Risk Minimization Tip: Consistent EPS growth and realistic guidance reduce uncertainty and downside risk.
Practical Steps: How to Read Earnings Reports for Value Stocks Like a Pro
Now that you know the key components, here’s a step-by-step approach to analyzing earnings reports effectively:
Step 1: Download and Review the Latest Report
Access the earnings report directly from the company’s investor relations page or trusted financial platforms. Skim the highlights first, then dive into the details.
Step 2: Compare Against Historical Data
Don’t view the report in isolation. Compare recent results with past quarters and years to identify trends in revenue, profit, margins, debt, and cash flow.
Step 3: Check for One-Time Events or Accounting Changes
Watch for non-recurring items like asset sales, restructuring charges, or tax adjustments that can distort earnings. Adjust your analysis accordingly.

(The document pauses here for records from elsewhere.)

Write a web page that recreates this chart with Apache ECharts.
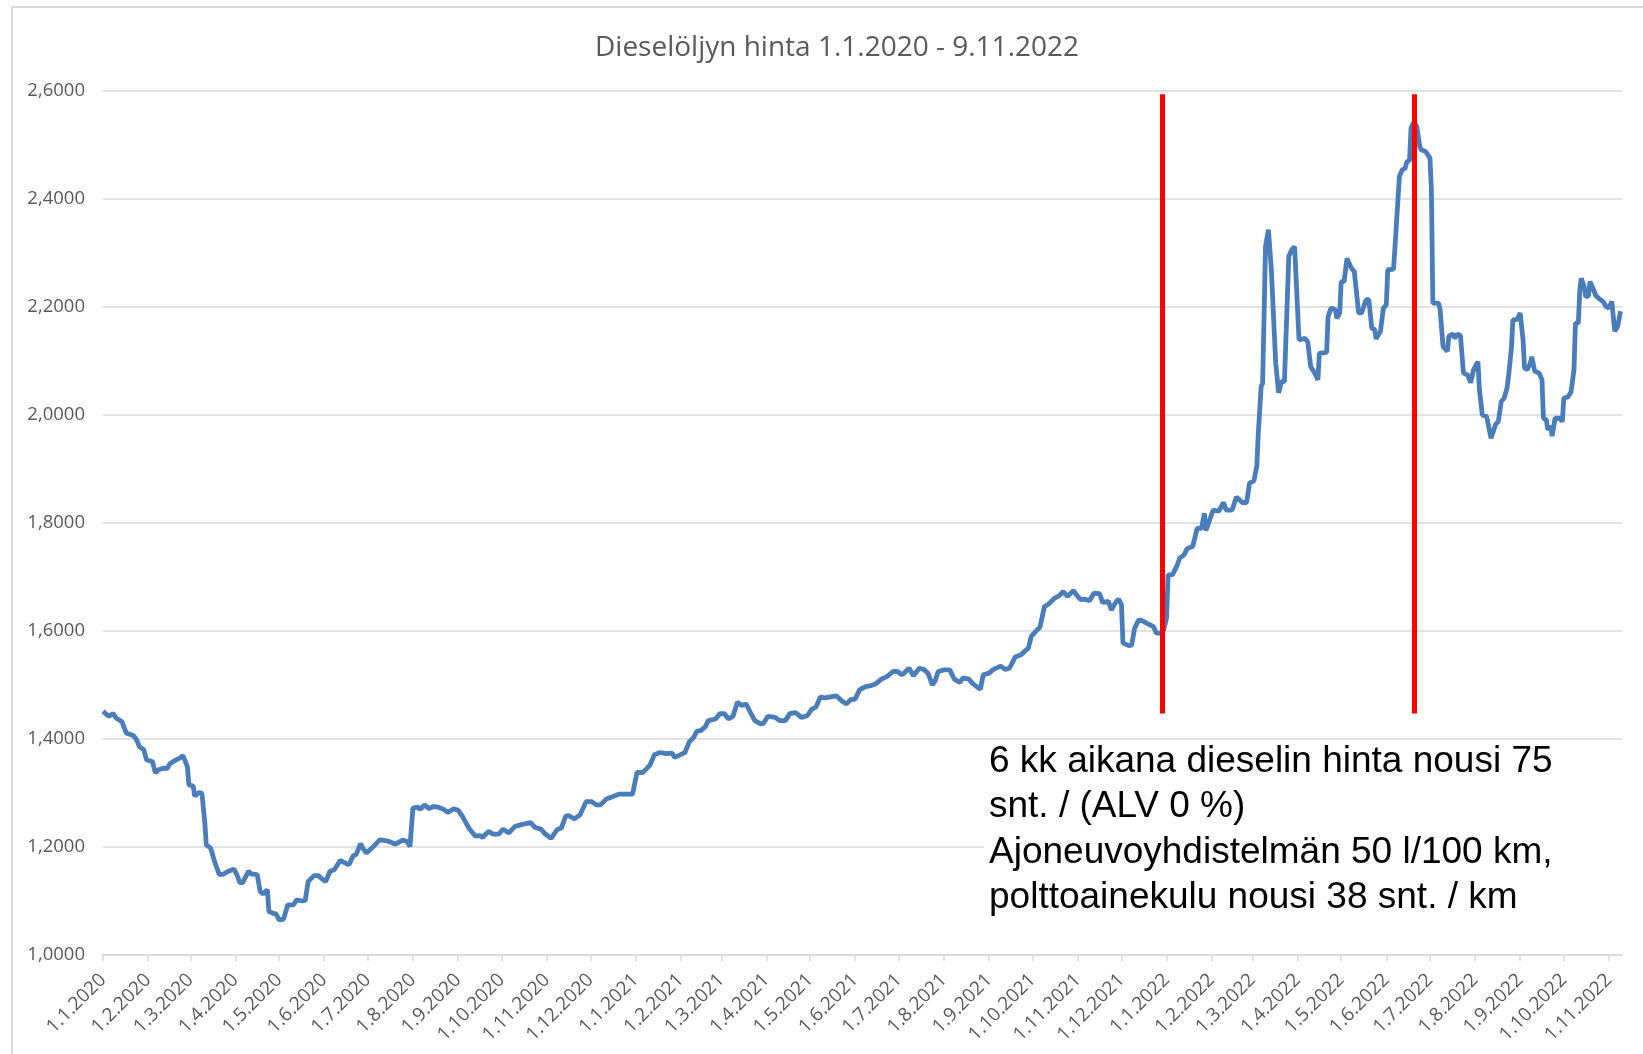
<!DOCTYPE html>
<html>
<head>
<meta charset="utf-8">
<title>Dieselöljyn hinta</title>
<script src="https://cdn.jsdelivr.net/npm/echarts@6/dist/echarts.min.js"></script>
<style>
    html, body { margin: 0; padding: 0; background: #fff; }
    #chart { width: 1643px; height: 1054px; }
</style>
</head>
<body>
<div id="chart"></div>
<script>
// päivät laskettu 1.1.2020 alkaen
const startDate = [2020, 0, 1]
const dayOffsets = [
    0, 4, 7, 9, 13, 16, 21, 23, 25, 28, 30, 34, 36, 38, 42, 44, 46, 50, 53, 55,
    58, 59, 62, 63, 66, 68, 70, 71, 74, 77, 80, 83, 86, 90, 92, 94, 96, 100, 102, 106,
    108, 110, 113, 114, 117, 119, 121, 124, 127, 131, 133, 137, 139, 141, 145, 148, 150, 153, 156, 159,
    163, 166, 169, 172, 174, 177, 179, 181, 184, 187, 190, 194, 197, 201, 204, 206, 209, 211, 213, 216,
    218, 221, 224, 227, 230, 234, 237, 241, 244, 247, 249, 252, 256, 259, 261, 265, 268, 272, 275, 279,
    283, 287, 290, 294, 297, 301, 304, 308, 312, 315, 318, 320, 324, 328, 332, 336, 339, 342, 346, 351,
    355, 360, 364, 367, 371, 374, 376, 379, 383, 387, 391, 393, 397, 400, 403, 406, 408, 411, 414, 416,
    421, 424, 427, 430, 433, 436, 439, 442, 445, 448, 452, 454, 457, 462, 465, 469, 472, 476, 480, 484,
    487, 490, 493, 496, 500, 504, 508, 511, 514, 517, 520, 524, 528, 531, 535, 539, 543, 546, 549, 551,
    554, 557, 561, 564, 567, 570, 572, 574, 578, 582, 585, 589, 591, 595, 598, 603, 605, 609, 612, 617,
    620, 623, 627, 631, 634, 636, 638, 642, 644, 647, 650, 654, 657, 660, 663, 667, 669, 672, 675, 678,
    681, 685, 687, 691, 693, 696, 698, 700, 701, 705, 707, 709, 712, 715, 719, 722, 724, 727, 729, 731,
    732, 735, 738, 740, 743, 745, 749, 752, 755, 757, 758, 760, 763, 767, 770, 772, 776, 779, 783, 786,
    788, 791, 793, 794, 796, 797, 799, 801, 803, 804, 806, 808, 810, 812, 815, 817, 819, 822, 826, 828,
    830, 833, 835, 836, 841, 842, 844, 847, 848, 850, 851, 853, 855, 858, 860, 863, 865, 868, 870, 872,
    874, 875, 878, 880, 882, 883, 887, 889, 891, 893, 895, 896, 898, 899, 901, 903, 905, 906, 909, 912,
    913, 914, 918, 919, 921, 922, 924, 925, 928, 929, 931, 933, 935, 938, 940, 942, 945, 946, 948, 951,
    954, 957, 959, 961, 963, 965, 966, 968, 969, 972, 974, 976, 977, 979, 981, 982, 984, 985, 987, 989,
    990, 992, 993, 995, 996, 998, 1001, 1003, 1004, 1007, 1009, 1011, 1012, 1014, 1015, 1016, 1018, 1019, 1021, 1022,
    1024, 1026, 1028, 1031, 1033, 1035, 1037, 1039, 1041, 1042, 1043
]
const prices = [
    1.451, 1.442, 1.447, 1.439, 1.432, 1.411, 1.406, 1.399, 1.386, 1.380, 1.361, 1.358, 1.337, 1.343, 1.346, 1.345, 1.354, 1.361, 1.365, 1.369,
    1.349, 1.315, 1.313, 1.294, 1.301, 1.299, 1.244, 1.204, 1.198, 1.170, 1.149, 1.150, 1.155, 1.159, 1.149, 1.134, 1.134, 1.155, 1.150, 1.149,
    1.118, 1.113, 1.121, 1.081, 1.077, 1.076, 1.065, 1.066, 1.093, 1.093, 1.102, 1.100, 1.101, 1.136, 1.147, 1.147, 1.142, 1.136, 1.155, 1.158,
    1.175, 1.171, 1.167, 1.184, 1.186, 1.206, 1.196, 1.189, 1.196, 1.204, 1.213, 1.212, 1.210, 1.205, 1.210, 1.213, 1.210, 1.201, 1.272, 1.274,
    1.270, 1.278, 1.271, 1.275, 1.274, 1.270, 1.264, 1.271, 1.268, 1.257, 1.247, 1.233, 1.220, 1.221, 1.218, 1.229, 1.224, 1.224, 1.233, 1.226,
    1.238, 1.241, 1.243, 1.245, 1.236, 1.233, 1.224, 1.216, 1.232, 1.235, 1.257, 1.258, 1.252, 1.260, 1.284, 1.284, 1.278, 1.278, 1.289, 1.294,
    1.298, 1.298, 1.298, 1.338, 1.338, 1.346, 1.352, 1.371, 1.375, 1.373, 1.374, 1.366, 1.371, 1.375, 1.395, 1.403, 1.414, 1.416, 1.423, 1.434,
    1.437, 1.447, 1.447, 1.437, 1.442, 1.468, 1.462, 1.465, 1.449, 1.434, 1.428, 1.429, 1.442, 1.440, 1.434, 1.434, 1.447, 1.449, 1.440, 1.443,
    1.455, 1.459, 1.478, 1.476, 1.478, 1.480, 1.470, 1.465, 1.473, 1.474, 1.491, 1.497, 1.499, 1.502, 1.511, 1.516, 1.525, 1.525, 1.519, 1.523,
    1.531, 1.517, 1.531, 1.529, 1.522, 1.500, 1.508, 1.525, 1.528, 1.528, 1.511, 1.505, 1.513, 1.511, 1.502, 1.492, 1.519, 1.522, 1.529, 1.535,
    1.529, 1.531, 1.552, 1.556, 1.564, 1.568, 1.590, 1.602, 1.607, 1.645, 1.650, 1.661, 1.665, 1.673, 1.664, 1.675, 1.667, 1.658, 1.659, 1.656,
    1.670, 1.669, 1.653, 1.655, 1.639, 1.653, 1.659, 1.649, 1.578, 1.573, 1.574, 1.605, 1.621, 1.618, 1.612, 1.608, 1.596, 1.596, 1.602, 1.624,
    1.704, 1.704, 1.720, 1.735, 1.741, 1.752, 1.757, 1.790, 1.790, 1.818, 1.786, 1.801, 1.824, 1.822, 1.838, 1.824, 1.824, 1.848, 1.838, 1.838,
    1.874, 1.878, 1.905, 1.965, 2.053, 2.058, 2.312, 2.343, 2.269, 2.269, 2.096, 2.041, 2.062, 2.062, 2.294, 2.306, 2.312, 2.139, 2.142, 2.136,
    2.090, 2.077, 2.065, 2.114, 2.116, 2.182, 2.198, 2.195, 2.179, 2.189, 2.247, 2.247, 2.290, 2.272, 2.266, 2.189, 2.189, 2.213, 2.214, 2.161,
    2.158, 2.141, 2.155, 2.198, 2.204, 2.269, 2.270, 2.355, 2.442, 2.454, 2.457, 2.468, 2.472, 2.531, 2.543, 2.534, 2.497, 2.491, 2.488, 2.476,
    2.417, 2.207, 2.207, 2.195, 2.127, 2.130, 2.118, 2.146, 2.150, 2.142, 2.150, 2.147, 2.078, 2.074, 2.060, 2.084, 2.099, 2.047, 2.000, 1.997,
    1.957, 1.982, 1.988, 2.025, 2.031, 2.050, 2.071, 2.124, 2.176, 2.177, 2.189, 2.139, 2.087, 2.084, 2.096, 2.108, 2.081, 2.079, 2.078, 2.065,
    1.994, 1.991, 1.973, 1.979, 1.961, 1.994, 1.994, 1.988, 2.031, 2.034, 2.043, 2.084, 2.170, 2.170, 2.232, 2.253, 2.238, 2.219, 2.221, 2.247,
    2.235, 2.221, 2.216, 2.210, 2.201, 2.198, 2.210, 2.155, 2.164, 2.165, 2.192
]
// punaiset pystyviivat (6 kk väli)
const markerDays = [728, 901]
const markerRange = [2.594, 1.447]
const yTicks = [1.0, 1.2, 1.4, 1.6, 1.8, 2.0, 2.2, 2.4, 2.6]
const noteLines = [
    '6 kk aikana dieselin hinta nousi 75',
    'snt. / (ALV 0 %)',
    'Ajoneuvoyhdistelmän 50 l/100 km,',
    'polttoainekulu nousi 38 snt. / km'
]

function dayToTime(d) {
    return new Date(startDate[0], startDate[1], startDate[2] + d).getTime()
}

let seriesData = dayOffsets.map((d, i) => [dayToTime(d), prices[i]])

// kuukauden ensimmäiset päivät 1.1.2020 - 1.11.2022
let monthTicks = []
for (let m = 0; m <= 34; m++) {
    monthTicks.push(new Date(2020, m, 1).getTime())
}

let markerData = markerDays.map(d => [
    { coord: [dayToTime(d), markerRange[0]] },
    { coord: [dayToTime(d), markerRange[1]] }
])

const gray = '#595959'
const lineGray = '#d9d9d9'

let myChart = echarts.init(document.getElementById('chart'))
let option = {
    backgroundColor: '#fff',
    animation: false,
    title: {
        text: 'Dieselöljyn hinta 1.1.2020 - 9.11.2022',
        left: 590,
        top: 29,
        textStyle: {
            fontFamily: 'Open Sans',
            fontSize: 28,
            fontWeight: 'normal',
            color: gray
        }
    },
    grid: {
        left: 103,
        right: 21,
        top: 91,
        bottom: 99,
        containLabel: false
    },
    xAxis: {
        type: 'value',
        min: dayToTime(0),
        max: new Date(2022, 10, 10).getTime(),
        axisLine: {
            show: true,
            lineStyle: { color: lineGray, width: 2 }
        },
        axisTick: {
            show: true,
            length: 6,
            customValues: monthTicks,
            lineStyle: { color: lineGray, width: 1.5 }
        },
        axisLabel: {
            customValues: monthTicks,
            rotate: 45,
            margin: 22,
            fontFamily: 'Open Sans',
            fontSize: 19,
            color: gray,
            formatter: function (value) {
                let d = new Date(value)
                return d.getDate() + '.' + (d.getMonth() + 1) + '.' + d.getFullYear()
            }
        },
        splitLine: { show: false }
    },
    yAxis: {
        type: 'value',
        min: yTicks[0],
        max: yTicks[yTicks.length - 1],
        interval: 0.2,
        axisLine: { show: false },
        axisTick: { show: false },
        axisLabel: {
            margin: 18,
            fontFamily: 'Open Sans',
            fontSize: 18.5,
            color: gray,
            formatter: function (value) {
                return value.toFixed(4).replace('.', ',')
            }
        },
        splitLine: {
            lineStyle: { color: lineGray, width: 1.5 }
        }
    },
    series: [
        {
            type: 'line',
            data: seriesData,
            showSymbol: false,
            symbol: 'none',
            lineStyle: { color: '#4a7ebb', width: 4.8 },
            itemStyle: { color: '#4a7ebb' },
            markLine: {
                silent: true,
                symbol: ['none', 'none'],
                label: { show: false },
                lineStyle: { color: '#ff0000', width: 5, type: 'solid' },
                data: markerData
            }
        }
    ],
    graphic: [
        {
            type: 'rect',
            shape: { x: 12, y: 7, width: 1700, height: 1100 },
            style: { fill: 'none', stroke: lineGray, lineWidth: 2 },
            silent: true
        },
        {
            type: 'rect',
            shape: { x: 984, y: 742, width: 640, height: 180 },
            style: { fill: '#fff' },
            z: 10,
            silent: true
        },
        {
            type: 'text',
            left: 989,
            top: 739,
            z: 11,
            style: {
                text: noteLines.join('\n'),
                font: '37px "Liberation Sans", Arial, sans-serif',
                lineHeight: 45.5,
                fill: '#000'
            }
        }
    ]
}
myChart.setOption(option)
</script>
</body>
</html>
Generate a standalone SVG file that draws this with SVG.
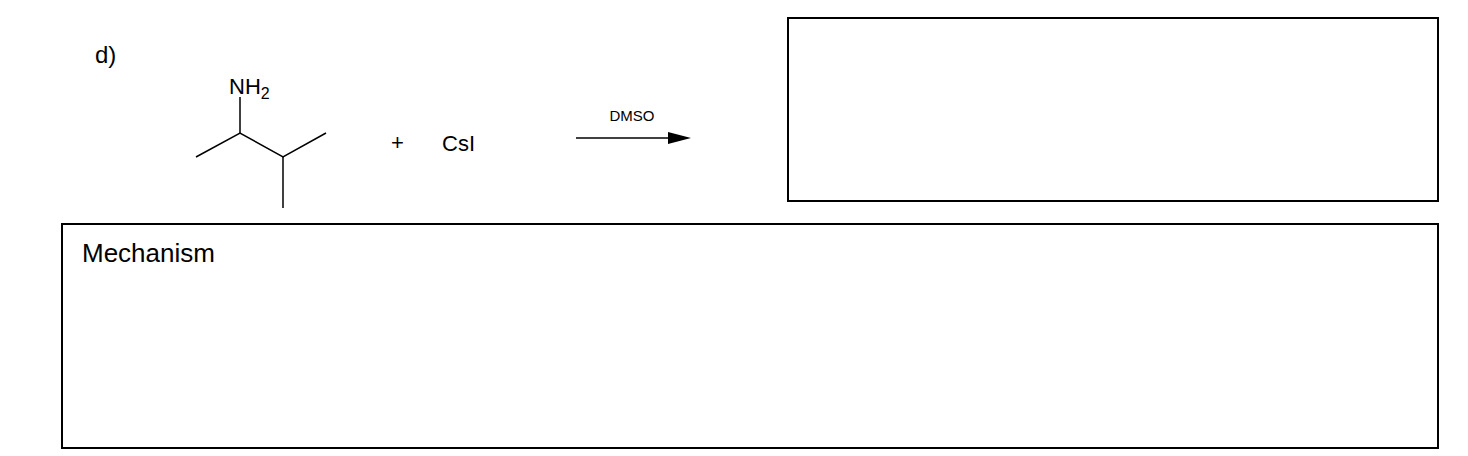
<svg xmlns="http://www.w3.org/2000/svg" width="1468" height="456" viewBox="0 0 1468 456">
<style>
text{font-family:"Liberation Sans",Arial,sans-serif;fill:#000}
.b{fill:none;stroke:#000;stroke-width:1.5}
.box{fill:none;stroke:#000;stroke-width:2}
</style>
<rect width="1468" height="456" fill="#fff"/>
<text x="95" y="63" font-size="24">d)</text>
<g id="amine">
<polyline class="b" points="196,157 240,133 283,157 326,133"/>
<line class="b" x1="283" y1="157" x2="283" y2="208"/>
<line class="b" x1="240" y1="133" x2="240" y2="97"/>
<text x="229" y="94" font-size="22">NH<tspan font-size="16" dy="5">2</tspan></text>
</g>
<text id="plus" x="391" y="150" font-size="22">+</text>
<text id="csi" x="442" y="151" font-size="22">CsI</text>
<g id="connectors">
<line class="b" x1="576" y1="138" x2="672" y2="138"/>
<polygon points="668,132 691,138 668,144"/>
</g>
<text x="632" y="121" font-size="15" text-anchor="middle">DMSO</text>
<g id="product"><rect class="box" x="788" y="18" width="650" height="183"/></g>
<g id="mechanism"><rect class="box" x="62" y="224" width="1376" height="224"/>
<text x="82" y="262" font-size="26">Mechanism</text></g>
</svg>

Step 4: Analyze Ratios and Valuations
Calculate or review key ratios - price-to-earnings (P/E), price-to-book (P/B), debt ratios - to assess valuation and financial risk relative to peers.
Step 5: Listen to Earnings Calls
Many companies host earnings calls where executives explain results and answer analyst questions. Insights from these calls can clarify uncertainties and management tone.
Avoiding Common Pitfalls When Reading Earnings Reports
- Ignoring the Footnotes: Footnotes often contain vital information about accounting policies, contingencies, or legal risks.
- Overreacting to Short-Term Fluctuations: One weak quarter doesn’t necessarily mean trouble. Assess long-term trends.
- Relying Solely on EPS: Earnings per share can be manipulated through share buybacks or accounting tricks. Always cross-reference with cash flow.
- Neglecting Industry Context: Compare the company’s performance with sector peers and macroeconomic conditions.
Final Thoughts: Mastering How to Read Earnings Reports for Value Stocks to Minimize Risk
Understanding how to read earnings reports for value stocks is an essential skill to reduce investment risk and uncover true value. By systematically analyzing profitability, financial stability, cash flow, and management commentary, you’ll gain a clearer picture of a company’s health and future potential.
Risk minimization in value investing isn’t about avoiding all risks but managing them intelligently. Earnings reports are a powerful tool to do just that.